Here are two youtube videos on stretching your horse (these are not my videos):
3. Spook Busting
Have a spooky horse? Use this time in the stable over winter to help him conquer his fear! Take spooky objects into the stable (or start over the stable door if he’s very anxious, you don’t want to scare him further) and reward your horse for looking at, sniffing it and exploring the object. If he does really well and is very brave, reward him more by taking the scary object away – that way, next time it comes out, he’ll be more prepared to sniff it and make it go away again! By next spring, your horse will be much calmer and braver!

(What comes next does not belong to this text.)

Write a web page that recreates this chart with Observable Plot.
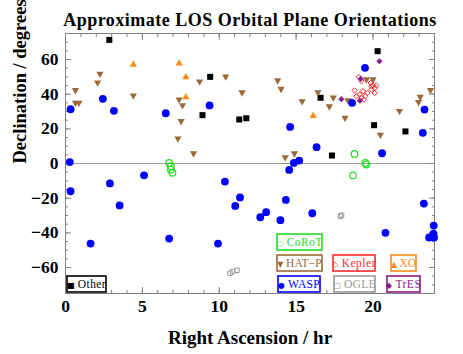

Objects to try include: plastic bags, balloons, umbrellas, raincoats, tin foil and how about a christmassy theme – what about some tinsel and some christmas bells?
4. Teach a Trick
Horses love learning tricks and they’re great fun for you too! Some tricks to teach include fetch, nod the head, kiss, counting, bow, football and more.

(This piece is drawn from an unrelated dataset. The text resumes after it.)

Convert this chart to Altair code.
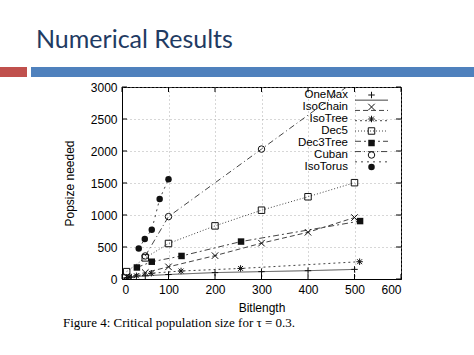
import altair as alt
import pandas as pd

# ---- data ----
series_names = ["OneMax", "IsoChain", "IsoTree", "Dec5", "Dec3Tree", "Cuban", "IsoTorus"]

onemax_x = [10, 20, 50, 100, 200, 300, 400, 500]
onemax_y = [20, 30, 50, 70, 100, 115, 130, 150]

isochain_x = [10, 50, 100, 200, 300, 400, 500]
isochain_y = [40, 100, 190, 365, 560, 730, 960]

isotree_x = [15, 31, 63, 127, 255, 511]
isotree_y = [30, 50, 90, 125, 165, 270]

dec5_x = [10, 50, 100, 200, 300, 400, 500]
dec5_y = [115, 330, 555, 830, 1075, 1285, 1505]

dec3tree_x = [32, 64, 128, 256, 512]
dec3tree_y = [180, 270, 360, 585, 905]

cuban_x = [50, 100, 300, 500]
cuban_y = [360, 975, 2030, 3090]

isotorus_x = [36, 49, 64, 81, 100]
isotorus_y = [475, 625, 770, 1250, 1560]

x_ticks = [0, 100, 200, 300, 400, 500, 600]
y_ticks = [0, 500, 1000, 1500, 2000, 2500, 3000]

title_text = "Numerical Results"
x_title = "Bitlength"
y_title = "Popsize needed"
caption_text = "Figure 4: Critical population size for \u03c4 = 0.3."

# ---- styles ----
dashes = [[1, 0], [5, 3], [2, 3], [1, 2], [6, 3, 2, 3], [6, 3, 1, 3], [2, 4]]
PLUS = "M-1,0H1M0,-1V1"
XMARK = "M-1,-1L1,1M-1,1L1,-1"
STAR = "M-1,0H1M0,-1V1M-0.75,-0.75L0.75,0.75M-0.75,0.75L0.75,-0.75"
shapes = [PLUS, XMARK, STAR, "square", "square", "circle", "circle"]
open_series = ["OneMax", "IsoChain", "IsoTree", "Dec5", "Cuban"]
filled_series = ["Dec3Tree", "IsoTorus"]

xs = [onemax_x, isochain_x, isotree_x, dec5_x, dec3tree_x, cuban_x, isotorus_x]
ys = [onemax_y, isochain_y, isotree_y, dec5_y, dec3tree_y, cuban_y, isotorus_y]
rows = []
for name, xv, yv in zip(series_names, xs, ys):
    for a, b in zip(xv, yv):
        rows.append({"series": name, "x": a, "y": b})
df = pd.DataFrame(rows)

W, H = 279, 192
AX_FONT = "Liberation Sans"

xscale = alt.Scale(domain=[0, 600], nice=False, zero=False)
yscale = alt.Scale(domain=[0, 3000], nice=False, zero=False)
dash_scale = alt.Scale(domain=series_names, range=dashes)
shape_scale = alt.Scale(domain=series_names, range=shapes)

X = alt.X("x:Q", scale=xscale, axis=alt.Axis(
    values=x_ticks, title=x_title, grid=True, ticks=False, labelPadding=5,
    titlePadding=7, format="d"))
Y_axis = alt.Y("y:Q", scale=yscale, axis=alt.Axis(
    values=y_ticks, title=y_title, grid=True, ticks=False, labelPadding=5,
    titlePadding=14, format="d"))
Y_plain = alt.Y("y:Q", scale=yscale, axis=None)

lines = alt.Chart(df).mark_line(strokeWidth=1, color="#444", clip=True).encode(
    x=X, y=Y_axis, detail="series:N",
    strokeDash=alt.StrokeDash("series:N", scale=dash_scale, legend=None),
)

pts_open = alt.Chart(df).transform_filter(
    alt.FieldOneOfPredicate(field="series", oneOf=open_series)
).mark_point(filled=False, size=42, strokeWidth=1, color="#111", opacity=1, clip=True).encode(
    x=alt.X("x:Q", scale=xscale), y=Y_plain,
    shape=alt.Shape("series:N", scale=shape_scale, legend=None),
)

pts_filled = alt.Chart(df).transform_filter(
    alt.FieldOneOfPredicate(field="series", oneOf=filled_series)
).mark_point(filled=True, size=42, color="#111", opacity=1, clip=True).encode(
    x=alt.X("x:Q", scale=xscale), y=Y_plain,
    shape=alt.Shape("series:N", scale=shape_scale, legend=None),
)

# inward ticks (gnuplot style), mirrored on all sides
yt = pd.DataFrame({"y": y_ticks})
xt = pd.DataFrame({"x": x_ticks})
ytick_l = alt.Chart(yt).mark_rule(color="black", strokeWidth=1).encode(
    y=Y_plain, x=alt.value(0), x2=alt.value(5))
ytick_r = alt.Chart(yt).mark_rule(color="black", strokeWidth=1).encode(
    y=Y_plain, x=alt.value(W - 5), x2=alt.value(W))
xtick_b = alt.Chart(xt).mark_rule(color="black", strokeWidth=1).encode(
    x=alt.X("x:Q", scale=xscale), y=alt.value(H), y2=alt.value(H - 5))
xtick_t = alt.Chart(xt).mark_rule(color="black", strokeWidth=1).encode(
    x=alt.X("x:Q", scale=xscale), y=alt.value(0), y2=alt.value(5))

# legend (text left of sample, gnuplot style)
leg = pd.DataFrame({"series": series_names})
leg_y = alt.Y("series:N", sort=series_names,
              scale=alt.Scale(domain=series_names, range=[8, 80], padding=0), axis=None)
leg_text = alt.Chart(leg).mark_text(align="right", baseline="middle", font=AX_FONT,
                                    fontSize=11.5, color="black").encode(
    y=leg_y, x=alt.value(226), text="series:N")
leg_line = alt.Chart(leg).mark_rule(strokeWidth=1, color="#444").encode(
    y=leg_y, x=alt.value(233), x2=alt.value(266),
    strokeDash=alt.StrokeDash("series:N", scale=dash_scale, legend=None))
leg_open = alt.Chart(leg).transform_filter(
    alt.FieldOneOfPredicate(field="series", oneOf=open_series)
).mark_point(filled=False, size=42, strokeWidth=1, color="#111", opacity=1).encode(
    y=leg_y, x=alt.value(249.5),
    shape=alt.Shape("series:N", scale=shape_scale, legend=None))
leg_filled = alt.Chart(leg).transform_filter(
    alt.FieldOneOfPredicate(field="series", oneOf=filled_series)
).mark_point(filled=True, size=42, color="#111", opacity=1).encode(
    y=leg_y, x=alt.value(249.5),
    shape=alt.Shape("series:N", scale=shape_scale, legend=None))

# slide decorations
one = pd.DataFrame({"t": [title_text]})
slide_title = alt.Chart(one).mark_text(
    align="left", baseline="alphabetic", font="Lato", fontSize=25, color="#1F3B63"
).encode(text="t:N", x=alt.value(-86), y=alt.value(-39))
red_bar = alt.Chart(one).mark_rect(color="#C0504D").encode(
    x=alt.value(-122), x2=alt.value(-95), y=alt.value(-20), y2=alt.value(-10))
blue_bar = alt.Chart(one).mark_rect(color="#4F81BD").encode(
    x=alt.value(-91), x2=alt.value(360), y=alt.value(-20), y2=alt.value(-10))
cap = pd.DataFrame({"t": [caption_text]})
caption = alt.Chart(cap).mark_text(
    align="left", baseline="alphabetic", font="Liberation Serif", fontSize=13, color="black"
).encode(text="t:N", x=alt.value(-59), y=alt.value(240))

chart = alt.layer(
    red_bar, blue_bar, slide_title, caption,
    lines, pts_open, pts_filled,
    ytick_l, ytick_r, xtick_b, xtick_t,
    leg_line, leg_text, leg_open, leg_filled,
).resolve_scale(y="independent").properties(
    width=W, height=H,
    autosize=alt.AutoSizeParams(type="none"),
    padding={"left": 122, "top": 87, "right": 73, "bottom": 76},
    background="white",
).configure_view(
    stroke="black", strokeWidth=1
).configure_axis(
    labelFont=AX_FONT, titleFont=AX_FONT, labelFontSize=12, titleFontSize=12,
    labelColor="black", titleColor="black", titleFontWeight="normal",
    domainColor="black", gridColor="#999", gridDash=[1, 3], gridWidth=0.8,
)

chart.save("out.html", embed_options={"renderer": "svg", "actions": False})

Here’s how to teach your horse to SMILE:
Tickle your horses top lip. The instant he lifts it, reward him!
Repeat until your horse lifts and holds his top lip up when you tickle it. Give him lots of rewards.
Start to wiggle your finger just in front of your horse’s muzzle. If he even thinks about lifting his top lip, reward him! Repeat this until he lifts his top lip when you wiggle your finger in front of his muzzle.
Congratulations – you have a horse who will smile on cue!
Now you can get him to laugh at your jokes:
5. Improve Yard Manners
Does your horse have an annoying habit around the yard such as not standing very well for the farrier, barging out of his stable door or pulling back when tied up? If so, winter is the perfect time to work on it and you can do it in the stable. Reward your horse when he’s doing what you want so that it’s clear for him and he’s motivated to keep trying for you. They key to success is to repeat, repeat, repeat, calmly restarting if he reverts to old habits and rewarding him for doing it right. Bad yard manners will soon be a thing of the past!
6. Set up Games
Entertain your horse by setting up some games for him in his stable. Hang a swede or turnip up for him to chew, hide carrots around the stable or put some apples in a bucket of water for some apple bobbing!
Youtube video of horses apple bobbing (this is not my video):
Backing up is a great exercise for your horse’s body and mind, teaching him to shift his weight, improve body awareness, engage his abs and lift his back. Work on it in the stable, including backing him all the way around in a circle. Begin by asking for 1 or 2 steps and rewarding those and build up slowly to asking for more and more. You can also introduce the mats from Number 1 (above) and back over different surfaces, too.
8. Rein Work
How are your rein aids? You can work on getting them tidied up, clear and light in the stable. Begin on the ground and ensure your horse understands all your cues for lifting his head, lowering his head and flexing left and right. Reward him for getting it right then being prompt and soft in his response. If the roof is high enough, you can even sit on your horse bareback while you do it, which is great for getting your aids solid when riding and also for keeping you toasty warm in the meantime!
If your horse can’t get out and roll in a lovely sandy arena or delicous muddy gateway or get the chance to groom with other horses, he’ll appreciate a good brushing and a scratch from you. Take the time to find out which brushes and techniques your horse likes best – does he love a good hard scratch with a currry comb or prefer a soft, relaxing stroke with a body brush?
10. Lateral Movements
Ok, so in a stable, you’re pretty limited and certainly won’t be able to get a canter half-pass, but you can ensure your horse knows how to move his hindquarters and shoulders. Look for him stepping right under with his hindlegs as he moves his hindquarters over (turn on the forehand) and that he’s able and willing to move his shoulders over too, when you ask (turn on the haunches). You can also do this exercise while sitting on top, too, and you’ll find it’s very easy when you get back to riding in the arena!